To find the horizontal asymptote of a rational function, we identify the highest power of $$x$$ in the numerator. In the numerator, $$x^{2}-2x+4$$, the term with the highest power of $$x$$ is $$x^2$$. The power of $$x$$ in this term is 2. This value, 2, is called the degree of the numerator.

**step4** Determining the Degree of the Denominator

Next, we identify the highest power of $$x$$ in the denominator. In the denominator, $$-2x^{3}-16$$, the term with the highest power of $$x$$ is $$-2x^3$$. The power of $$x$$ in this term is 3. This value, 3, is called the degree of the denominator.

**step5** Applying the Rule for Horizontal Asymptotes

There is a specific rule in mathematics for determining horizontal asymptotes of rational functions based on comparing the degrees of the numerator and the denominator. The rule states that if the degree of the numerator is less than the degree of the denominator, the horizontal asymptote is always the line $$y=0$$. In our case, the degree of the numerator is 2, and the degree of the denominator is 3. Since 2 is less than 3, this specific rule applies.

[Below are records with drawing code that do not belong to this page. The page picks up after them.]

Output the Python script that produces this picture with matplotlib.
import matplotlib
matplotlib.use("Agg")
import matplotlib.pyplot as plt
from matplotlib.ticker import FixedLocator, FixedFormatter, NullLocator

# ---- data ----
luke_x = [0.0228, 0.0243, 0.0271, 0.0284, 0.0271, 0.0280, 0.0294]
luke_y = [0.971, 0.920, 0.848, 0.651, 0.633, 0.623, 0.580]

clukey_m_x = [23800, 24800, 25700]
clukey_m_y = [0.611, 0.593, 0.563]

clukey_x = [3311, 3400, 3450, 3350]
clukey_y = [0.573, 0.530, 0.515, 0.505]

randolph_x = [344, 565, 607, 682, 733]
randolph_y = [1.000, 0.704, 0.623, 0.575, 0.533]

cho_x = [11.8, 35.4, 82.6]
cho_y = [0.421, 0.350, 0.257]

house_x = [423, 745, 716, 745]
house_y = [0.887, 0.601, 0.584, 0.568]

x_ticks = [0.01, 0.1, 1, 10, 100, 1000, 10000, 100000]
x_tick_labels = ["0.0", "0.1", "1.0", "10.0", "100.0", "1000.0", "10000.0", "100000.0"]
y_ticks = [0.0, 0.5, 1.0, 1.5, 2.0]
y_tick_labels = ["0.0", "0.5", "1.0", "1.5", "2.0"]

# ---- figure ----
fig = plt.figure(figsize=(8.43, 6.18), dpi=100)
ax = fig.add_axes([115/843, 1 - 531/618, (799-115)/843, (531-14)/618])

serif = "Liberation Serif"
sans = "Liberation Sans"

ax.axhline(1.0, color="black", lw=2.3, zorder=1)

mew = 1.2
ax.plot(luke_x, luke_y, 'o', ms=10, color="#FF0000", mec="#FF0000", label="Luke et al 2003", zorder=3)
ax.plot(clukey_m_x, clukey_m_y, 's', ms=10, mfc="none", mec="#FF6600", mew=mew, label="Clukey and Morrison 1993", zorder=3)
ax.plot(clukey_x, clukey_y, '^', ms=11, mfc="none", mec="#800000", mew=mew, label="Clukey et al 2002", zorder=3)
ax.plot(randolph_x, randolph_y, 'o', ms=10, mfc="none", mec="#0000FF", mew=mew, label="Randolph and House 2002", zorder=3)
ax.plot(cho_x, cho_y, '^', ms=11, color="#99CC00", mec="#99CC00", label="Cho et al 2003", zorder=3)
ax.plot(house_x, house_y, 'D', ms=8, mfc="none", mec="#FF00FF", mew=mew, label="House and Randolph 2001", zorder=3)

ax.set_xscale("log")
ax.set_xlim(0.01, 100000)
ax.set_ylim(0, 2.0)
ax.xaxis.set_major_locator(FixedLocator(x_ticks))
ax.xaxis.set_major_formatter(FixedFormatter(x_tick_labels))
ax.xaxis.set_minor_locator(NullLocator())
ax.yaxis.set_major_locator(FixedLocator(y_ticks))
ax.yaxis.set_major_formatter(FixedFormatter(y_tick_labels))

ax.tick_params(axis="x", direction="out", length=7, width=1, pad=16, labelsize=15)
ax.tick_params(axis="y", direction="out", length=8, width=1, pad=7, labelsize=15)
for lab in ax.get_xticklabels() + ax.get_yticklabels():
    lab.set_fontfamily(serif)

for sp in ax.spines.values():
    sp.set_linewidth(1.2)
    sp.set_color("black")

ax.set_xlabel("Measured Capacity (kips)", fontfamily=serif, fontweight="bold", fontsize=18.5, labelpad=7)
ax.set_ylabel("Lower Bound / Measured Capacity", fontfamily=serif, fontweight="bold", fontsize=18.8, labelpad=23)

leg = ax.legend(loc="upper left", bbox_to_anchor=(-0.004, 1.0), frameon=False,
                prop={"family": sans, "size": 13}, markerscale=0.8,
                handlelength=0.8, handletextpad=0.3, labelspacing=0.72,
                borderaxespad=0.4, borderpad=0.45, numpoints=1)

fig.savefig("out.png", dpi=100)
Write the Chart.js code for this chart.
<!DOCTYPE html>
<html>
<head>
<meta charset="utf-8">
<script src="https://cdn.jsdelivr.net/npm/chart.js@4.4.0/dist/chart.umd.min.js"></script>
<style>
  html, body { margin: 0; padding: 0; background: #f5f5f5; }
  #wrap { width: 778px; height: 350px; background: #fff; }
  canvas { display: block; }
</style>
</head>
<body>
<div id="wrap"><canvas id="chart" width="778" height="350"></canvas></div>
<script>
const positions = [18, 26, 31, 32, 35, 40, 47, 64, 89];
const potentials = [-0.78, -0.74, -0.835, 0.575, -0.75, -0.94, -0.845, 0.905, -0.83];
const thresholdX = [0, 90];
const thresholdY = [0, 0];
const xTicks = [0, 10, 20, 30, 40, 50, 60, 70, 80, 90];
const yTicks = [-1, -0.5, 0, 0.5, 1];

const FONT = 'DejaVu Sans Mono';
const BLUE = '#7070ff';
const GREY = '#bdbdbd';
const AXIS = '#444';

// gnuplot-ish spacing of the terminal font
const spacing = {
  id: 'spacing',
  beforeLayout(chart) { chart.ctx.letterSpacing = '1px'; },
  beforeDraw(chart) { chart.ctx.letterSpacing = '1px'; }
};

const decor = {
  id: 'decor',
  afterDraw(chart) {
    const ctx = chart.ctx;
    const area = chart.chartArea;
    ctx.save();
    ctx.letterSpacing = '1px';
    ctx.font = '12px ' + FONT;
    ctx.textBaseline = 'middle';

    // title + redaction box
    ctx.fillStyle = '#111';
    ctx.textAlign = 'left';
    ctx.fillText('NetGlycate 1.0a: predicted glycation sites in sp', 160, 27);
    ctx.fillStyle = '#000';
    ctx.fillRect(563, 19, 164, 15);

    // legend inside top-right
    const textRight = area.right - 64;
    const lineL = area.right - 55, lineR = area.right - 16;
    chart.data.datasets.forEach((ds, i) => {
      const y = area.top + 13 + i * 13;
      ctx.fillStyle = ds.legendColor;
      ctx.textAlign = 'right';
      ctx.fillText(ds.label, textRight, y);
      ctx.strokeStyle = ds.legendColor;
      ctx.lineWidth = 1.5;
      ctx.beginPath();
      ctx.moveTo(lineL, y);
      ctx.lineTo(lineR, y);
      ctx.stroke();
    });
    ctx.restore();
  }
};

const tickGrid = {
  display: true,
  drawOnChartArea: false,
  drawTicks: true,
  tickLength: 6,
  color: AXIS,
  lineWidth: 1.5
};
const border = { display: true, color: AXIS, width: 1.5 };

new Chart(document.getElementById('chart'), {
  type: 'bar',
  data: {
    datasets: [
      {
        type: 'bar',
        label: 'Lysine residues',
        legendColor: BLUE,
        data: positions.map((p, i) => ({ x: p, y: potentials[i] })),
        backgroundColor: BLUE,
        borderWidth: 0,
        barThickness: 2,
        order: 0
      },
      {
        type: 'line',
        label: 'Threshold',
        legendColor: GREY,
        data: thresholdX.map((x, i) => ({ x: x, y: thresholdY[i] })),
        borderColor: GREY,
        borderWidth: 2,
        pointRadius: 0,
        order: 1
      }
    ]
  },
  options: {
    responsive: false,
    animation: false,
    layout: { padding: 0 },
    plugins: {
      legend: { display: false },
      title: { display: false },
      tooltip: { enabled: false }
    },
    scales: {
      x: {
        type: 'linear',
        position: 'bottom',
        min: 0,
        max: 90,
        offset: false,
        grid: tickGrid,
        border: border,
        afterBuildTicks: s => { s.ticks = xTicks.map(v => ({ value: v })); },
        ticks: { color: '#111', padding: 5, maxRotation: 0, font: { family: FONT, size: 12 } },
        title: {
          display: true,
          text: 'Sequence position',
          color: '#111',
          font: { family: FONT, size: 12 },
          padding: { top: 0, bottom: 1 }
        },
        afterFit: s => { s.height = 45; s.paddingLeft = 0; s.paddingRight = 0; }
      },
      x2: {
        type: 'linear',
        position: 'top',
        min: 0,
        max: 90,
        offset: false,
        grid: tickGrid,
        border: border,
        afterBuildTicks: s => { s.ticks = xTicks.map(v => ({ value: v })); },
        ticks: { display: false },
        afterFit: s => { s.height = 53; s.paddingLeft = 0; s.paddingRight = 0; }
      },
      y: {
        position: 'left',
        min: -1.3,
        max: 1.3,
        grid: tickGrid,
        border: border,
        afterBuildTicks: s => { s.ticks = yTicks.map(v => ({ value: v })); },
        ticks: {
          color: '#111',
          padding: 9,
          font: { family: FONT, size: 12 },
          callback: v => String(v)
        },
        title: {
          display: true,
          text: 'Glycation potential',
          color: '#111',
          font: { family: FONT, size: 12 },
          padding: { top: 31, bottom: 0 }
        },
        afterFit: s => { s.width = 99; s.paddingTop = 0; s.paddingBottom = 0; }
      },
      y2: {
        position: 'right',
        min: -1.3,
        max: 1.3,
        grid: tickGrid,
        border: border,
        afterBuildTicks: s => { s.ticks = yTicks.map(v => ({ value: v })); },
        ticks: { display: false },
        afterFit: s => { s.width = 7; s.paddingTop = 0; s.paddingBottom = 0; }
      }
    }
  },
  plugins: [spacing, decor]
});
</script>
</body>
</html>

**step6** Concluding the Horizontal Asymptote

Based on the rule identified in the previous step, because the degree of the numerator (2) is less than the degree of the denominator (3), the horizontal asymptote of the function $$g(x)$$ is $$y=0$$. It is important to note that the concepts of rational functions, polynomial degrees, and horizontal asymptotes are typically introduced and taught in higher-level mathematics courses, such as Algebra II or Pre-Calculus, which are beyond the scope of elementary school (K-5) curriculum.